Trois générations de garagistes racontent un métier en mutation : « Les voitures vont évoluer, et je vois ça depuis soixante ans, donc je ne m’affole pas »

Trois générations de garagistes racontent un métier en mutation : « Les voitures vont évoluer, et je vois ça depuis soixante ans, donc je ne m’affole pas »

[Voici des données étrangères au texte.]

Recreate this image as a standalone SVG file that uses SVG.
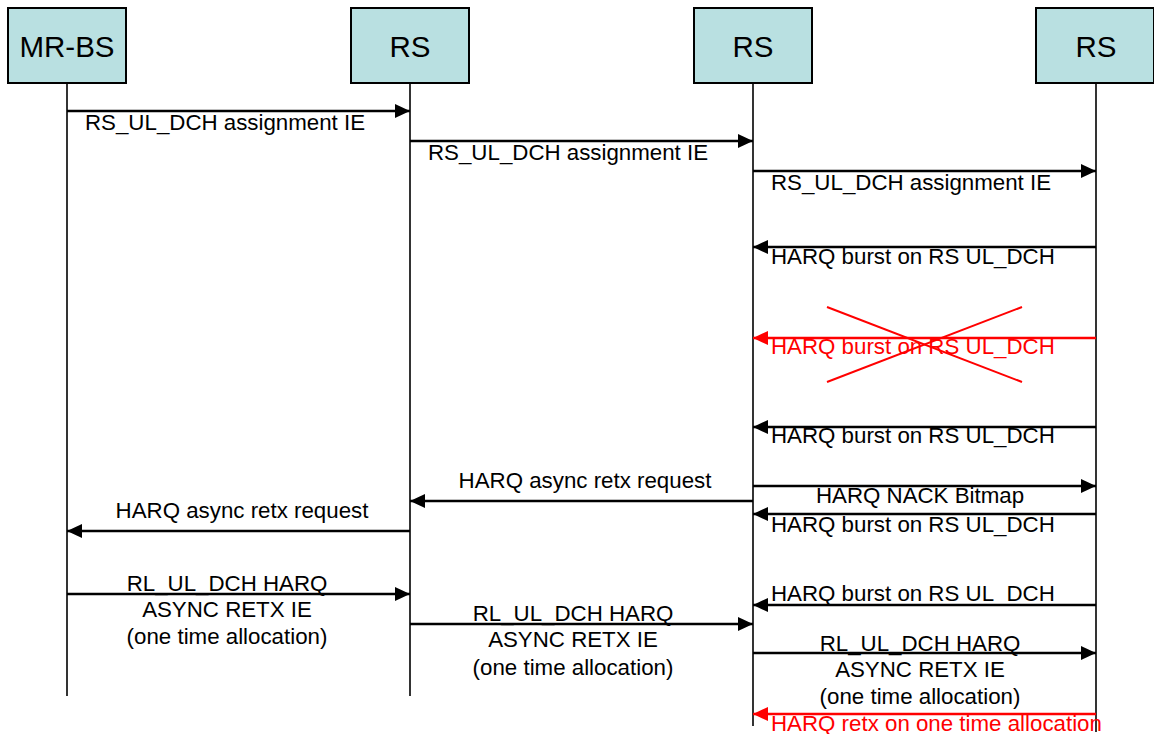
<svg xmlns="http://www.w3.org/2000/svg" width="1154" height="734" viewBox="0 0 1154 734">
<defs>
<marker id="ah" markerUnits="userSpaceOnUse" markerWidth="16" markerHeight="14" refX="15" refY="7" orient="auto"><path d="M0,0 L15,7 L0,14 Z" fill="#000"/></marker>
<marker id="ahr" markerUnits="userSpaceOnUse" markerWidth="16" markerHeight="14" refX="15" refY="7" orient="auto"><path d="M0,0 L15,7 L0,14 Z" fill="#ff0000"/></marker>
<style>
.box{fill:#b9e0e1;stroke:#000;stroke-width:2}
.bt{font-family:"Liberation Sans",Arial,sans-serif;font-size:29.5px;fill:#000;text-anchor:middle}
.life{stroke:#000;stroke-width:1.6}
.msg{stroke:#000;stroke-width:2.6;marker-end:url(#ah)}
.red{stroke:#ff0000;stroke-width:2.6;marker-end:url(#ahr)}
.t{font-family:"Liberation Sans",Arial,sans-serif;font-size:22.3px;fill:#000}
.tr{font-family:"Liberation Sans",Arial,sans-serif;font-size:22.3px;fill:#ff0000}
.c{text-anchor:middle}
</style>
</defs>
<rect width="1154" height="734" fill="#fff"/>
<g id="mrbs"><rect class="box" x="8" y="8" width="118" height="75"/><text class="bt" x="67" y="57">MR-BS</text><line class="life" x1="67" y1="83" x2="67" y2="696"/></g>
<g id="rs1"><rect class="box" x="351" y="8" width="118" height="75"/><text class="bt" x="410" y="57">RS</text><line class="life" x1="410" y1="83" x2="410" y2="696"/></g>
<g id="rs2"><rect class="box" x="694" y="8" width="118" height="75"/><text class="bt" x="753" y="57">RS</text><line class="life" x1="753" y1="83" x2="753" y2="726"/></g>
<g id="rs3"><rect class="box" x="1036" y="8" width="118" height="75"/><text class="bt" x="1096" y="57">RS</text><line class="life" x1="1096" y1="83" x2="1096" y2="732"/></g>
<g id="connectors">
<line class="msg" x1="67" y1="111" x2="410" y2="111"/>
<line class="msg" x1="410" y1="141" x2="753" y2="141"/>
<line class="msg" x1="753" y1="171" x2="1096" y2="171"/>
<line class="msg" x1="1096" y1="247" x2="753" y2="247"/>
<line class="red" x1="1096" y1="338" x2="753" y2="338"/>
<line class="msg" x1="1096" y1="427" x2="753" y2="427"/>
<line class="msg" x1="753" y1="486" x2="1096" y2="486"/>
<line class="msg" x1="753" y1="501" x2="410" y2="501"/>
<line class="msg" x1="1096" y1="514" x2="753" y2="514"/>
<line class="msg" x1="410" y1="531" x2="67" y2="531"/>
<line class="msg" x1="67" y1="594" x2="410" y2="594"/>
<line class="msg" x1="1096" y1="605" x2="753" y2="605"/>
<line class="msg" x1="410" y1="624" x2="753" y2="624"/>
<line class="msg" x1="753" y1="653" x2="1096" y2="653"/>
<line class="red" x1="1096" y1="714" x2="753" y2="714"/>
</g>
<g id="labels">
<text class="t" x="85" y="130">RS_UL_DCH assignment IE</text>
<text class="t" x="428" y="160">RS_UL_DCH assignment IE</text>
<text class="t" x="771" y="190">RS_UL_DCH assignment IE</text>
<text class="t" x="771" y="264">HARQ burst on RS UL_DCH</text>
<text class="tr" x="771" y="354">HARQ burst on RS UL_DCH</text>
<text class="t" x="771" y="443">HARQ burst on RS UL_DCH</text>
<text class="t c" x="585" y="488">HARQ async retx request</text>
<text class="t c" x="920" y="503">HARQ NACK Bitmap</text>
<text class="t" x="771" y="532">HARQ burst on RS UL_DCH</text>
<text class="t c" x="242" y="518">HARQ async retx request</text>
<text class="t c" x="227" y="591">RL_UL_DCH HARQ</text>
<text class="t c" x="227" y="617">ASYNC RETX IE</text>
<text class="t c" x="227" y="644">(one time allocation)</text>
<text class="t" x="771" y="601">HARQ burst on RS UL_DCH</text>
<text class="t c" x="573" y="621">RL_UL_DCH HARQ</text>
<text class="t c" x="573" y="647">ASYNC RETX IE</text>
<text class="t c" x="573" y="675">(one time allocation)</text>
<text class="t c" x="920" y="651">RL_UL_DCH HARQ</text>
<text class="t c" x="920" y="677">ASYNC RETX IE</text>
<text class="t c" x="920" y="704">(one time allocation)</text>
<text class="tr" x="771" y="731">HARQ retx on one time allocation</text>
</g>
<g id="cross" stroke="#ff0000" stroke-width="2">
<line x1="827" y1="307" x2="1022" y2="382"/>
<line x1="827" y1="382" x2="1022" y2="307"/>
</g>
</svg>
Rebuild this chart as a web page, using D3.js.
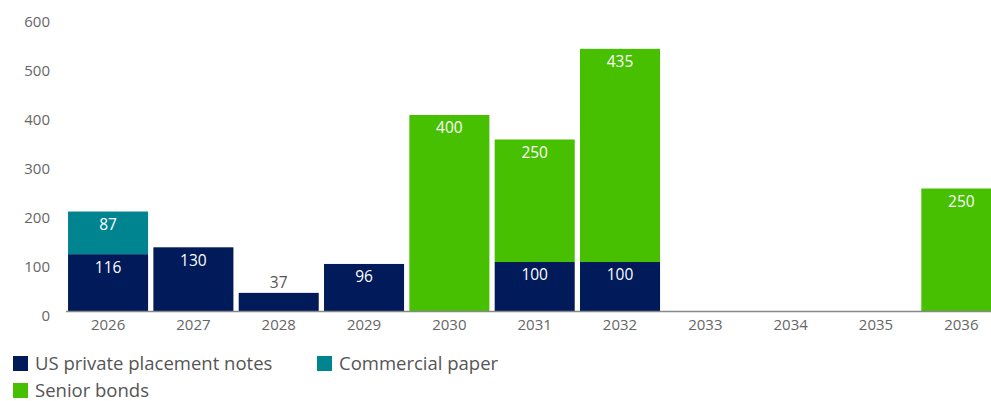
<!DOCTYPE html>
<html>
<head>
<meta charset="utf-8">
<script src="https://cdn.jsdelivr.net/npm/d3@7"></script>
<style>
  html, body { margin: 0; padding: 0; background: #fff; }
  .chart text { font-family: "Open Sans", sans-serif; }
</style>
</head>
<body>
<div class="chart"></div>
<script>
(function(){
    var years = ["2026", "2027", "2028", "2029", "2030", "2031", "2032", "2033", "2034", "2035", "2036"];
    var usPrivate = [116, 130, 37, 96, 0, 100, 100, 0, 0, 0, 0];
    var commercial = [87, 0, 0, 0, 0, 0, 0, 0, 0, 0, 0];
    var senior = [0, 0, 0, 0, 400, 250, 435, 0, 0, 0, 250];
    var seriesNames = ["US private placement notes", "Commercial paper", "Senior bonds"];
    var yTicks = [0, 100, 200, 300, 400, 500, 600];

    var colors = ["#001a5a", "#00848f", "#46c000"];
    var width = 991, height = 401;

    // build rows for d3.stack
    var rows = years.map(function(y, i){
        return { year: y, s0: usPrivate[i], s1: commercial[i], s2: senior[i] };
    });
    var stacked = d3.stack().keys(["s0", "s1", "s2"])(rows);

    var x = d3.scaleBand().domain(years).range([65.4, 1004]).paddingInner(0.062).paddingOuter(0.031);
    var y = d3.scaleLinear().domain([0, 600]).range([311, 17]);

    var svg = d3.select(".chart").append("svg")
        .attr("width", width)
        .attr("height", height);

    // y tick labels (no axis line)
    svg.append("g").selectAll("text").data(yTicks).enter()
        .append("text")
        .attr("x", 50)
        .attr("y", function(d){ return y(d) + 5; })
        .attr("dy", "0.35em")
        .attr("text-anchor", "end")
        .attr("fill", "#666")
        .attr("font-size", "15px")
        .text(function(d){ return d; });

    // bars
    var layers = svg.append("g").selectAll("g").data(stacked).enter()
        .append("g")
        .attr("fill", function(d, i){ return colors[i]; });

    layers.selectAll("rect").data(function(d){ return d.filter(function(p){ return p[1] - p[0] > 0; }); })
        .enter().append("rect")
        .attr("x", function(d){ return x(d.data.year); })
        .attr("y", function(d){ return y(d[1]); })
        .attr("width", x.bandwidth())
        .attr("height", function(d){ return y(d[0]) - y(d[1]); });

    // data labels
    var labelGroup = svg.append("g");
    stacked.forEach(function(layer){
        layer.forEach(function(p){
            var v = p[1] - p[0];
            if (v <= 0) return;
            var h = y(p[0]) - y(p[1]);
            var inside = h > 28;
            labelGroup.append("text")
                .attr("x", x(p.data.year) + x.bandwidth() / 2)
                .attr("y", inside ? y(p[1]) + 13 : y(p[1]) - 10)
                .attr("dy", "0.35em")
                .attr("text-anchor", "middle")
                .attr("font-size", "15.5px")
                .attr("fill", inside ? "#fff" : "#555")
                .text(v);
        });
    });

    // x axis
    var xAxis = svg.append("g")
        .attr("transform", "translate(0," + y(0) + ")")
        .call(d3.axisBottom(x).tickSize(0).tickPadding(8));
    xAxis.select(".domain").attr("d", "M66,0.5H991").attr("stroke", "#888").attr("stroke-width", 1.5);
    xAxis.selectAll("text").attr("font-size", "15px").attr("fill", "#666").attr("font-family", "Open Sans, sans-serif");

    // legend
    var legendPos = [[13, 356], [317, 356], [13, 383]];
    var legend = svg.append("g").selectAll("g").data(seriesNames).enter()
        .append("g")
        .attr("transform", function(d, i){ return "translate(" + legendPos[i][0] + "," + legendPos[i][1] + ")"; });
    legend.append("rect")
        .attr("width", 15).attr("height", 15)
        .attr("fill", function(d, i){ return colors[i]; });
    legend.append("text")
        .attr("x", 22).attr("y", 8)
        .attr("dy", "0.35em")
        .attr("font-size", "18.5px")
        .attr("fill", "#555")
        .text(function(d){ return d; });
}());
</script>
</body>
</html>
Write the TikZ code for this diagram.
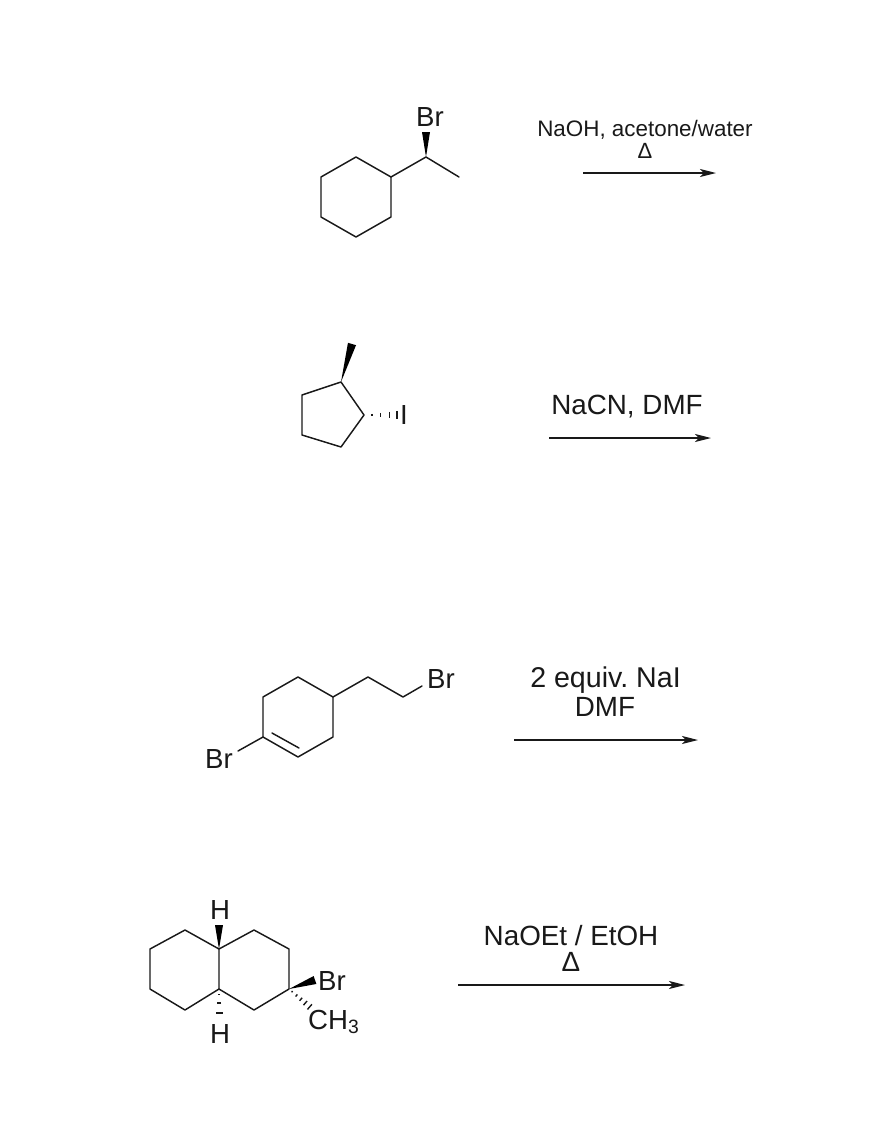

Depuis la « tour de contrôle » du garage Gaud Car System de Douvaine (Haute-Savoie), Christophe Gaud, lunettes calées sur le nez, s’active pour valider la pile des factures qui se sont accumulées ces derniers jours. La neige est tombée subitement deux jours plus tôt : les dépanneuses ont été appelées une quinzaine de fois en vingt-quatre heures pour remorquer des voitures accidentées. Ce 15 décembre 2022, la température a sérieusement baissé et un courant d’air frais se fait ressentir à l’intérieur du bâtiment.

Vue sur le garage Gaud. De gauche à droite : Paul, Jean-Yves, Edouard et Christophe Gaud. A Douvaine (Haute-Savoie), le 15 décembre 2022.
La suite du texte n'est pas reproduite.